Date: November 19, 2012
Subject: Announcing OWLIM 5.3 - new workbench, improved monitoring and control, nested repositories, online backup and more
Ontotext are pleased to announce the release of OWLIM version 5.3 that includes Sesame 2.6.10 and a variety of new features and updates. This version is completely compatible with any OWLIM database created with OWLIM since version 5.0.
Users of OWLIM-SE now have a new deployment option in the form of a standalone, ready-to-run OWLIM-Workbench, which combines Sesame and OWLIM with a jetty server, and includes an administration interface built using the Forest framework. This framework was developed internally at Ontotext and is used to build services such as FactForge and LinkedLifeData.
The OWLIM-Workbench provides a super set of features currently provided by the bundled Sesame Workbench, including:
- Security: Easier to configure HTTP authentication, administration of user accounts and repository level access control
- Repository management and configuration editing
- Data loading functionality
- Query execution using SPARQL syntax highlighting and results inspection
- Data exploration and export
- System information reporting
'Nested repositories' is an experimental OWLIM-SE feature for 'stacking' or 'sharing' repositories suitable for situations in which a large collection of reference data (perhaps some collection of linked open datasets) are shared by multiple OWLIM instances. Rather than store the large reference data in each specialised repository, it can just be referenced and will be used for query answering and for computing inferences with local data in the specialised repository.
Monitoring and control functions have been expanded with the ability to terminate a runaway update transaction. SPARQL will allow the construction of updates that can be cause arbitrarily large numbers of new statements to be inserted. In such a case, it is possible to instruct OWLIM to abort a long running update and rollback to the previous state. Better query logging is also provided for examining execution plans and on-the-fly optimisations.
The functionality of OWLIM-Enterprise has been expanded in two ways. Firstly, convenient backup and restore methods have been added to the JMX interface. These use the replication function to copy a worker node database image to a directory on the cluster master node for making a backup, and also to copy an image from the master node to all attached workers when restoring from a backup. Also, the 'remote replication' feature allows two clusters to remain in synch. This can be useful when maintaining a disaster recovery cluster instance, because it allows the master in the remote cluster to appear like a normal worker node and receives updates from the master in the main cluster.
Other improvements include:
- A performance degradation when loading very large datasets has been fixed. After a few billion statements load performance started to drop and by around 6 billion statements performance was four times slower than it should be. After the fix the data loading speed at 20 billion statements is around 50% slower than with an empty database.

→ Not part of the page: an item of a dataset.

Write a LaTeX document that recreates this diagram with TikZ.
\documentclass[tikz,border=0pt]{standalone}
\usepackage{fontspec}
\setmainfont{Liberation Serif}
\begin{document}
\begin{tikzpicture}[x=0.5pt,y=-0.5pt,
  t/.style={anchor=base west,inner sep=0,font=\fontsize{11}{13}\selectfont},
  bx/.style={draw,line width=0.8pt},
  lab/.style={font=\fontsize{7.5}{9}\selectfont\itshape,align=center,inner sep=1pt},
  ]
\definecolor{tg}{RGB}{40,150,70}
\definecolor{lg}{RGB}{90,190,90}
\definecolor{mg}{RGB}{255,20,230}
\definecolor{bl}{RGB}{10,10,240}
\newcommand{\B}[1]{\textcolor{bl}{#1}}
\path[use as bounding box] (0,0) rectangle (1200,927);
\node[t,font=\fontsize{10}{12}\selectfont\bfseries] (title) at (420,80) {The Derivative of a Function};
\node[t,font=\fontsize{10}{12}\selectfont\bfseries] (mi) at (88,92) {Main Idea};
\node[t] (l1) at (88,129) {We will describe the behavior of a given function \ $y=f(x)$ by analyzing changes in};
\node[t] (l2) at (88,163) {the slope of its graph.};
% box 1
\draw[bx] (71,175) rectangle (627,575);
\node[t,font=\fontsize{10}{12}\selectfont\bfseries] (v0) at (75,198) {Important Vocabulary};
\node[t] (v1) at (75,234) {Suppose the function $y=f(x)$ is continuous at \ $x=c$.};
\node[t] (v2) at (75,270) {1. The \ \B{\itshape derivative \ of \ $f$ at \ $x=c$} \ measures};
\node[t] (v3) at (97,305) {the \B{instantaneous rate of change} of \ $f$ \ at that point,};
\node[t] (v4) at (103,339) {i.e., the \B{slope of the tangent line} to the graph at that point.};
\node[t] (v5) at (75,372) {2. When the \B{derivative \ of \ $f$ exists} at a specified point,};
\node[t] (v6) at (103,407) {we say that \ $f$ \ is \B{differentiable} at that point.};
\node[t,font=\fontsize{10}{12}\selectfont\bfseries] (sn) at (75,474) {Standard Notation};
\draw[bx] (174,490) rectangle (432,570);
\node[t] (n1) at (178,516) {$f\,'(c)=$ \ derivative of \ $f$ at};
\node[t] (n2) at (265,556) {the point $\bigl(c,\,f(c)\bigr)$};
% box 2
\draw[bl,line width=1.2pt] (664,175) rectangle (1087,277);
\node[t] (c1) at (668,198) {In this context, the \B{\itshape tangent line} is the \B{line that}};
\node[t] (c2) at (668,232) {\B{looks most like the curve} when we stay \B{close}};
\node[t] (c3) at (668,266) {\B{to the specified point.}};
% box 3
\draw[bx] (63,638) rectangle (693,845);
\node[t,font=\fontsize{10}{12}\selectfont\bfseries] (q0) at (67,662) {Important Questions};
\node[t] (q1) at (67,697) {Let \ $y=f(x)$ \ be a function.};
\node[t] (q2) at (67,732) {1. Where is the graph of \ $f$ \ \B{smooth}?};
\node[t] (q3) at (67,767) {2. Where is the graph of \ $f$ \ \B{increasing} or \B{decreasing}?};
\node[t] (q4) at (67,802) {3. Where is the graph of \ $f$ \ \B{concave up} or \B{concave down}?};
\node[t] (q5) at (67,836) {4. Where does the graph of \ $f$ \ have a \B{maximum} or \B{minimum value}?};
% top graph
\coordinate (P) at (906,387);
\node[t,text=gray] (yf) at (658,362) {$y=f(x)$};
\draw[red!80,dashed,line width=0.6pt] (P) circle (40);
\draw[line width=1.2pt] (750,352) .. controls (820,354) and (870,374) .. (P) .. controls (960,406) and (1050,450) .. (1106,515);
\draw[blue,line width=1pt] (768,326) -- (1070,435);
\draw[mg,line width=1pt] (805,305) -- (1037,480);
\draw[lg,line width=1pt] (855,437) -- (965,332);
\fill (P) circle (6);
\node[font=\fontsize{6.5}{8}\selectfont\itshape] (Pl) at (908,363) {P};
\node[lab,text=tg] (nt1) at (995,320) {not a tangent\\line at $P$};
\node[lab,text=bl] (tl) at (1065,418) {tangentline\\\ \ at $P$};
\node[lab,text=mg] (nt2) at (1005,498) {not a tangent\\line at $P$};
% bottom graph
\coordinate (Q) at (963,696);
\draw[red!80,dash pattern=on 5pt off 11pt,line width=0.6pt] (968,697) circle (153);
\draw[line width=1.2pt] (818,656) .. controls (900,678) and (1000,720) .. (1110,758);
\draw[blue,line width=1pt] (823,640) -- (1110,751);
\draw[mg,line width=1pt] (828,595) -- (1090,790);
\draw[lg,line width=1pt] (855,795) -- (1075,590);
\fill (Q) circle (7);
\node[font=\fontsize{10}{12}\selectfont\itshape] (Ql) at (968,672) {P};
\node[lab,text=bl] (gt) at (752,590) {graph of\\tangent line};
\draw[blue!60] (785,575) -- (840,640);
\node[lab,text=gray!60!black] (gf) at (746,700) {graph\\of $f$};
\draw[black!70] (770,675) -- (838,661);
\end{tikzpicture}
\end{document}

- It is now possible to put a global limit on the number of query results per query. Any queries that generate more results will have the remainder truncated. This feature can be useful for any public-facing SPARQL endpoints.
- The Jena adapter layer for OWLIM-SE has been updated to version 2.7.3. This is also reflected in the TopBraid Composer plug-in.
- Consistency checks in OWLIM-SE and OWLIM-Enterprise are now strictly enforced. If consistency checking is enabled, data that causes an inconsistency will not be allowed and an update transaction containing an inconsistency will abort and rollback to the previous database state. For example, if using the OWL2-RL ruleset an attempt to declare an individual as being a member of two disjoint classes will trigger a rollback.
For a full list of updates, see the release notes for the relevant edition of OWLIM.
The “Nested Repositories” feature is a perfect match for the RS requirement of one shared dataset, and per-project datasets.
- It allows something better: sharing datasets in different per-project configurations, e.g.:
project Rembrandt uses data by RKD, BM, NGA, and own project data
project Cranach uses data by Gemaldegalerie, NGA, and own project data
- It doesn’t use Named Graphs, which allows us to use Named Graphs for something else.
(E.g. Josh’s idea to use them per-object, to enable easier updating)
RS already uses OWLIM 5.3, with some patches by Mitac to enable “Focused FTS indexing”.